Erdogan Welcomes MBS
Saudi Crown Prince Mohammed bin Salman visits Turkish President Recep Tayyip Erdogan in Ankara today, as the two leaders seek to close a contentious chapter and put the killing of Jamal Khashoggi—which took place in Istanbul and outraged the Turkish government at the time—firmly in the past.
The visit caps a three-nation regional tour for the Saudi de facto leader. On Sunday he met with Egyptian President Abdel Fattah al-Sisi in Cairo, and yesterday he was embraced warmly by Jordanian King Abdullah II in Amman.
Today’s visit could come with some short-terms gains for Erdogan, with the Turkish economy in need of outside investment as runaway consumer inflation (up to 73.5 percent this year) and an unorthodox monetary policy scare off more traditional backers.
But it also reinforces a wider trend, built on the perception of U.S. withdrawal from the Middle East. “I think the region is now going through a post-Arab Spring era where every single actor in the region has come to realize that the very aggressive and militaristic policies that they followed after the uprisings undermined their interests and their security,” Gonul Tol, the director of the Turkey program at the Middle East Institute, told Foreign Policy.
“I think they are now all trying a different approach, where they place more emphasis on diplomatic engagement, and building economic and trade ties.”
Saudi officials have paved the way for the visit by lifting a ban on Saudi citizens traveling to Turkey. A greater point of contention—an unofficial Saudi embargo on Turkish goods—ended earlier this year and exports to Saudi Arabia have increased by 25 percent in the first quarter of 2022.
Turkey’s determination to sweep the Khashoggi affair under the rug appears to extend to the judiciary. Nimet Demir, the dissenting judge on the three-person panel that decided to transfer the murder case to Riyadh, has now been reassigned to a judicial backwater.
The visit, which follows one from Erdogan in the other direction in April, comes as the Saudi crown prince is on something of a victory lap. Outcry from world leaders over the killing of Khashoggi has largely faded away, soft power moves in sport and entertainment are taking root, and Saudi Arabia’s vast oil wealth is now more pivotal than ever amid a supply crunch sparked by Russia’s war in Ukraine.

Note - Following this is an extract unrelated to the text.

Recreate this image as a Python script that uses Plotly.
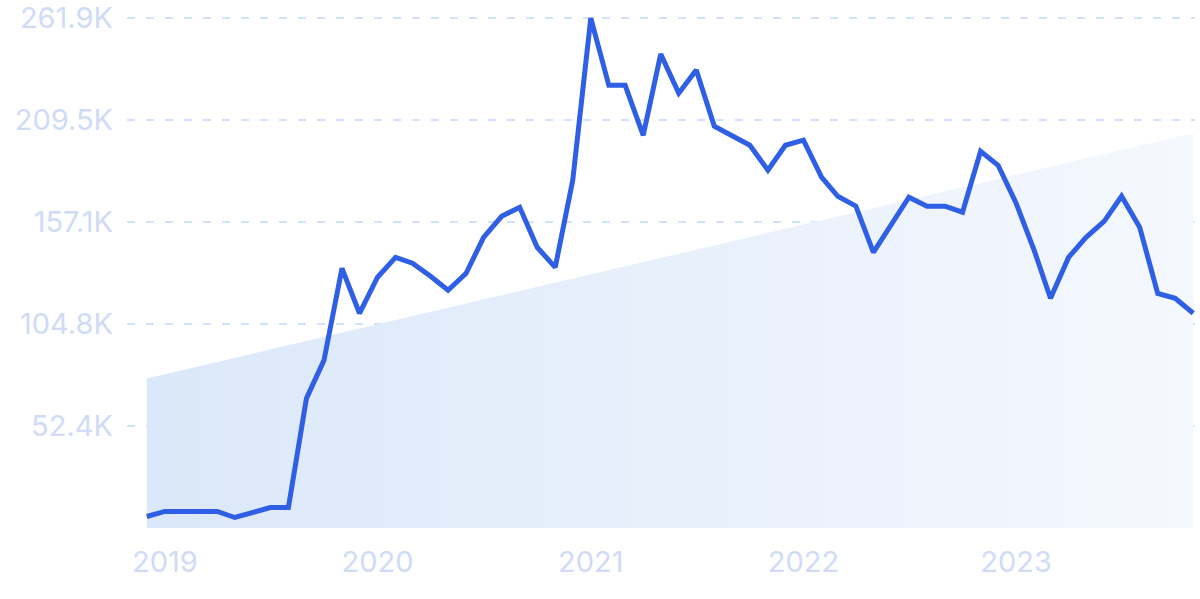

Erdogan is not alone. U.S. President Joe Biden travels to Jeddah in July to meet with Mohammed bin Salman and—as the White House has been at pains to point out—other Gulf leaders.
Biden himself may not be able to convince the Saudis to bring down oil prices, but self-interest might. On Tuesday, China’s customs agency reported a dramatic increase in crude oil imports from Russia, up 55 percent from the same month last year. The increase, driven by discounted Russian barrels, knocks Saudi Arabia off the top spot as China’s largest source of crude.